## Task objective
Write out every line below that includes the word "this".

[start of Rows]

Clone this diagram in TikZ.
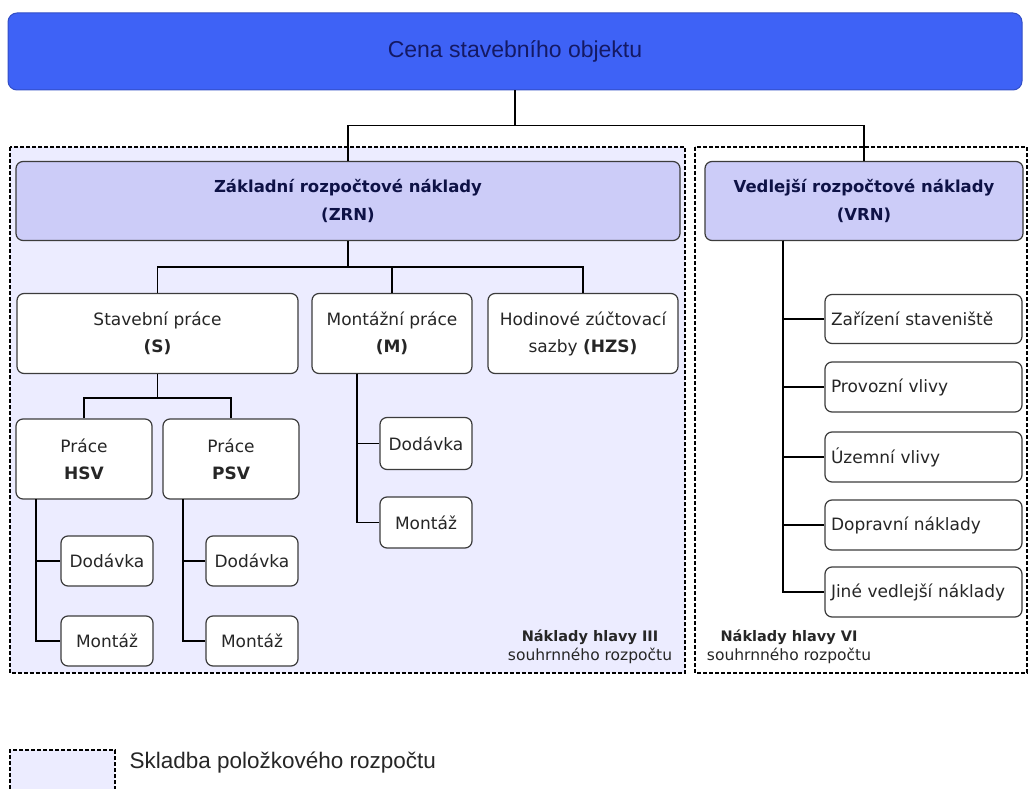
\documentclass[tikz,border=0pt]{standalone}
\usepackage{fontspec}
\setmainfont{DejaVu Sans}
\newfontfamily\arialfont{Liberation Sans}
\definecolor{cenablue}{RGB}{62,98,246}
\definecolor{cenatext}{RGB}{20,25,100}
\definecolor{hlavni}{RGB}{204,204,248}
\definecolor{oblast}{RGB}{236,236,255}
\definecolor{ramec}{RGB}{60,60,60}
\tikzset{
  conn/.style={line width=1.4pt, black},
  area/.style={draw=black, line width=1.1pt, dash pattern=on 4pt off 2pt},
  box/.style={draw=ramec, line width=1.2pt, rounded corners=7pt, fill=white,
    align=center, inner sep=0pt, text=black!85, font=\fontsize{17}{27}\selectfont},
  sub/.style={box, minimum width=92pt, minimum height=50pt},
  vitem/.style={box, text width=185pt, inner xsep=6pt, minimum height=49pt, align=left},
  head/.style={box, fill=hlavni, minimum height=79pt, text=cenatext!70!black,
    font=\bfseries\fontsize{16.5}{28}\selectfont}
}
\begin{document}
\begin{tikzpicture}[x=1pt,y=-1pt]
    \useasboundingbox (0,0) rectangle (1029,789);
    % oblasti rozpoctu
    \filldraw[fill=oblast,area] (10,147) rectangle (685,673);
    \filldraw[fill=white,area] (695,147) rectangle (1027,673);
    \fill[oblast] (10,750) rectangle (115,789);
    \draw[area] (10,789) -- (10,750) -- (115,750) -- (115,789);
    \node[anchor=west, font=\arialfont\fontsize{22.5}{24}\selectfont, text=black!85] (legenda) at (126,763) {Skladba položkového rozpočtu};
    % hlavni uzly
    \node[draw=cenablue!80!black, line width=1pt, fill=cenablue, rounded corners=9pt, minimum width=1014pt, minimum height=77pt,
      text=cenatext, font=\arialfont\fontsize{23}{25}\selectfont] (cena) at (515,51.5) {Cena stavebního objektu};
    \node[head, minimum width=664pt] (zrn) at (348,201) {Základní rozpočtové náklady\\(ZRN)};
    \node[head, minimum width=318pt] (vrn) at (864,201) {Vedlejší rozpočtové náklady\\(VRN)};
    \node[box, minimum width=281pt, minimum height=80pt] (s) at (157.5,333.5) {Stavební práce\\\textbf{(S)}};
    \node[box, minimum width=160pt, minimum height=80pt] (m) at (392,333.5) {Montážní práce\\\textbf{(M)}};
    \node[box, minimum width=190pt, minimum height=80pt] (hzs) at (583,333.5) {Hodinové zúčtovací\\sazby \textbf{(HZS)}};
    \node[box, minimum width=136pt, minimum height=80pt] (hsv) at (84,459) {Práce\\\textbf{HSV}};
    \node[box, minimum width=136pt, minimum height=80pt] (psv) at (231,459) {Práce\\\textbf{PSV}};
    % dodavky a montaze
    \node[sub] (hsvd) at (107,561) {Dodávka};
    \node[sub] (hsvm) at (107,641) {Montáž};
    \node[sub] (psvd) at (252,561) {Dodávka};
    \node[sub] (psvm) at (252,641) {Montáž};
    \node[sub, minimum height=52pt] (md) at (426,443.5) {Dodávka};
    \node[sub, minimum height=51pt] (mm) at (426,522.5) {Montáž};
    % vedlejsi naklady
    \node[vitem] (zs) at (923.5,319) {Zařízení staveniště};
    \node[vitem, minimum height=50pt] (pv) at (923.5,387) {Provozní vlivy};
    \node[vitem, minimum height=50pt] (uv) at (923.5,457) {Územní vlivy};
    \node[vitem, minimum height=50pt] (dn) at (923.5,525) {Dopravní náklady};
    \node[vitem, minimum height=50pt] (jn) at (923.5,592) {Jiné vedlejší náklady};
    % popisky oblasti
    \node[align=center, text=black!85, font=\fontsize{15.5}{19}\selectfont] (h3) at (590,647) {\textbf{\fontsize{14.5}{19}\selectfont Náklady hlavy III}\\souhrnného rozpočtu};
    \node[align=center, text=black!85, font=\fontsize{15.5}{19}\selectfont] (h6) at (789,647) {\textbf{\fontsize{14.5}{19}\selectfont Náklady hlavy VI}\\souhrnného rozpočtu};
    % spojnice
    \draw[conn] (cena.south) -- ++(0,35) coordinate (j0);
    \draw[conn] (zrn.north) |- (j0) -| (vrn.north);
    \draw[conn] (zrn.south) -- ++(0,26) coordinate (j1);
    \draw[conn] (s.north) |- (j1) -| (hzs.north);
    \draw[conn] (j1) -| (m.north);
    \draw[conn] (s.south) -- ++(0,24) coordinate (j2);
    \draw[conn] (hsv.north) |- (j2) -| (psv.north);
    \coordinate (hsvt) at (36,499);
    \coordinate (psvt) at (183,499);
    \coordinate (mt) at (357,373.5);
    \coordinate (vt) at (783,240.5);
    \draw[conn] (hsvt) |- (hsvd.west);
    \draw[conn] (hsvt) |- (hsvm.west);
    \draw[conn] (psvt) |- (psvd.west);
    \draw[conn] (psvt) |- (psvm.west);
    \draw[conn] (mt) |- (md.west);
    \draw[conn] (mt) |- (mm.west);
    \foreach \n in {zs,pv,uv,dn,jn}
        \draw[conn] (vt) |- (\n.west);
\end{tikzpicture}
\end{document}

[end of Rows]
[start of Rows]

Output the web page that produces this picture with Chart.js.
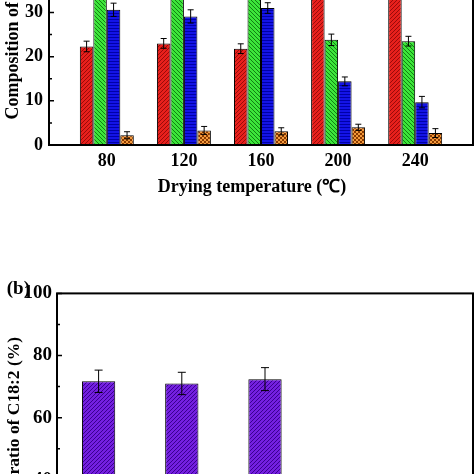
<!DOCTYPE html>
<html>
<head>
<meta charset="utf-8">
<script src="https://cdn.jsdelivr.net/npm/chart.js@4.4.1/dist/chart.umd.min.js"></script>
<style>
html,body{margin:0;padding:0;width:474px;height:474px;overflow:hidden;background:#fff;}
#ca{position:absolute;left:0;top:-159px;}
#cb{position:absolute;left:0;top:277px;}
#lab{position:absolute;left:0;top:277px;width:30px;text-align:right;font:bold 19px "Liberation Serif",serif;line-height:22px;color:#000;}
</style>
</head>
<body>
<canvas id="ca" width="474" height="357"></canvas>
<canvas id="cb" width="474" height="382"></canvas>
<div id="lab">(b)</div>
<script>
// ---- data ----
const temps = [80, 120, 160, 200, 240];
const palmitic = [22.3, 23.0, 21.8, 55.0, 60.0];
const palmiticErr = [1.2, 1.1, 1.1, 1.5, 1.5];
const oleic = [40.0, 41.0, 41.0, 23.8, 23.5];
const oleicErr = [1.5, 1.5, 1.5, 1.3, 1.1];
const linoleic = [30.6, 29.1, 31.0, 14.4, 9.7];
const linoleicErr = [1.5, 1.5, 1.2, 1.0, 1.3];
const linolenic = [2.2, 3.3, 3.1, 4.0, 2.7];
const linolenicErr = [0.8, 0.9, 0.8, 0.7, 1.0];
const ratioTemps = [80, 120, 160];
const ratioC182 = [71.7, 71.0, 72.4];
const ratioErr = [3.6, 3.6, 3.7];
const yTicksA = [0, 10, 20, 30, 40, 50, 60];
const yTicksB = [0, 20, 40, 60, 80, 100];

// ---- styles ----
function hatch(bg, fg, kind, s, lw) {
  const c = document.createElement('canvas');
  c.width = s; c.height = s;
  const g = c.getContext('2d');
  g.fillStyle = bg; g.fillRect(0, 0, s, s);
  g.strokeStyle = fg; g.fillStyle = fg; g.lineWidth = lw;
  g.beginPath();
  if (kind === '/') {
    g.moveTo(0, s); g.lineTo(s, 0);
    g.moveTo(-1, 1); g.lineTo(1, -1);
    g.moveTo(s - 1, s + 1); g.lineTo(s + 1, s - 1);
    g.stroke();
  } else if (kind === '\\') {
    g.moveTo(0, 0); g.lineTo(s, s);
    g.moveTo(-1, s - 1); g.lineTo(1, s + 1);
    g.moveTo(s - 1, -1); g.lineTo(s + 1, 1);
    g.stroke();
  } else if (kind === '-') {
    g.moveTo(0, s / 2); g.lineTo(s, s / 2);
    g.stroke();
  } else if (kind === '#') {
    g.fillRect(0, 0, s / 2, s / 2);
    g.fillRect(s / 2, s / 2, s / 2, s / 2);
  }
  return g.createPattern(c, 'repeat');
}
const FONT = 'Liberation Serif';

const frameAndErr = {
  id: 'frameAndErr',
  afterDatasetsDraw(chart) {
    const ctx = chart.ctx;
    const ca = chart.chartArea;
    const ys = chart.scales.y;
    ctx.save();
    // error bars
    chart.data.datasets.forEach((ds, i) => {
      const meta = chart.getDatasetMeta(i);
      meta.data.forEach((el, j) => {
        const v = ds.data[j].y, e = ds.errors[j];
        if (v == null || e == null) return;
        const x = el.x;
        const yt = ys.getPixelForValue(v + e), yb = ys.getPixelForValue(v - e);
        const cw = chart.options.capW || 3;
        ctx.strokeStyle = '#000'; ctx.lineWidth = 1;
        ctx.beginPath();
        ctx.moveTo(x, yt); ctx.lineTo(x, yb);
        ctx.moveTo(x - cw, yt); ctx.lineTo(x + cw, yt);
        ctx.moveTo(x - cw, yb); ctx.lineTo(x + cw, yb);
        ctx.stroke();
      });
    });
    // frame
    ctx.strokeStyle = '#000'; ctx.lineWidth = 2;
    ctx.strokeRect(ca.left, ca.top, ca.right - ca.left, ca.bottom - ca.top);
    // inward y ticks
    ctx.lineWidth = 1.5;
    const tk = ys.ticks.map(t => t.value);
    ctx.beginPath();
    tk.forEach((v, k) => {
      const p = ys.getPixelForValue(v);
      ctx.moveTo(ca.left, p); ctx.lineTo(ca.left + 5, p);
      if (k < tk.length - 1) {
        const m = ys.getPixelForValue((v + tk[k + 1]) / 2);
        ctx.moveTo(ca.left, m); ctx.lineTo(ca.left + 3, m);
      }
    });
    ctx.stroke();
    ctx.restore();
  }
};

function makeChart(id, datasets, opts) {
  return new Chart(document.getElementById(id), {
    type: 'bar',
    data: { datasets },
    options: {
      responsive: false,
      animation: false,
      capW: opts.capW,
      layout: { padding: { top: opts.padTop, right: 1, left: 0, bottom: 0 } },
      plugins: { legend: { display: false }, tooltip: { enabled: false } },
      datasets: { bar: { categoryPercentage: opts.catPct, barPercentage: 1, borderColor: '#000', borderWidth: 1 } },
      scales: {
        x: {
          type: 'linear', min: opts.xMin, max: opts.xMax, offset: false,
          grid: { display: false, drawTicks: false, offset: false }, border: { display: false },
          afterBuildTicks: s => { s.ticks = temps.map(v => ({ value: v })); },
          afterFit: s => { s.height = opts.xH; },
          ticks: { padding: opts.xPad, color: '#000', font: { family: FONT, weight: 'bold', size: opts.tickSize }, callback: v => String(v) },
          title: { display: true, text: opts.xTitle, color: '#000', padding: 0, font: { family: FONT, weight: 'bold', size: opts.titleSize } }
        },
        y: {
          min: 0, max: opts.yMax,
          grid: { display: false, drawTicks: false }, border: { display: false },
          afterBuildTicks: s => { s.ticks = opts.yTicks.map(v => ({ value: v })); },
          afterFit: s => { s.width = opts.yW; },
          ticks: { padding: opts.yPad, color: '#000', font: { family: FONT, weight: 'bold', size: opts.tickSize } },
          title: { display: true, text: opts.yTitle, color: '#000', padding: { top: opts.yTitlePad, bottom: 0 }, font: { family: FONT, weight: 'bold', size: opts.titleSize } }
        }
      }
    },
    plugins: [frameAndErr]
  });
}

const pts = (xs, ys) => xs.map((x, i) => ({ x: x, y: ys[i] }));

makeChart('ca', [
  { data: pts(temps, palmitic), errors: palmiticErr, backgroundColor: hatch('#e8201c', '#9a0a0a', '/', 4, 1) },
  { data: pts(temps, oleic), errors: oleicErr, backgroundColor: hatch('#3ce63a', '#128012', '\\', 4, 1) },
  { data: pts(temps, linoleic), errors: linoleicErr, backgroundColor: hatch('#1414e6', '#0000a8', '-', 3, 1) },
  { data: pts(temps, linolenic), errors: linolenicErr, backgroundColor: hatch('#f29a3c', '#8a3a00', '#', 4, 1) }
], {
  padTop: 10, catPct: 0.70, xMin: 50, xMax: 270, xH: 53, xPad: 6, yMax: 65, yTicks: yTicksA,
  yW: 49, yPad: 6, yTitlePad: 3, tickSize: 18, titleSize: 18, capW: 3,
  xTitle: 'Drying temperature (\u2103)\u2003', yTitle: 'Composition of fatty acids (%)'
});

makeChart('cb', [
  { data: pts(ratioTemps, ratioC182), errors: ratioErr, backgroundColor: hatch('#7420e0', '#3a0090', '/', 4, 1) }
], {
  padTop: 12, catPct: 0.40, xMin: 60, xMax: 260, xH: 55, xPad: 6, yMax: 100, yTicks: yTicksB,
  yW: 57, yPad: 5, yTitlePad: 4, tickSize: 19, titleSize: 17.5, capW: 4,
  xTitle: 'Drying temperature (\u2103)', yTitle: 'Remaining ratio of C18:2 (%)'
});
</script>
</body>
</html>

[end of Rows]

## Task output
Clone this diagram in TikZ.
Output the web page that produces this picture with Chart.js.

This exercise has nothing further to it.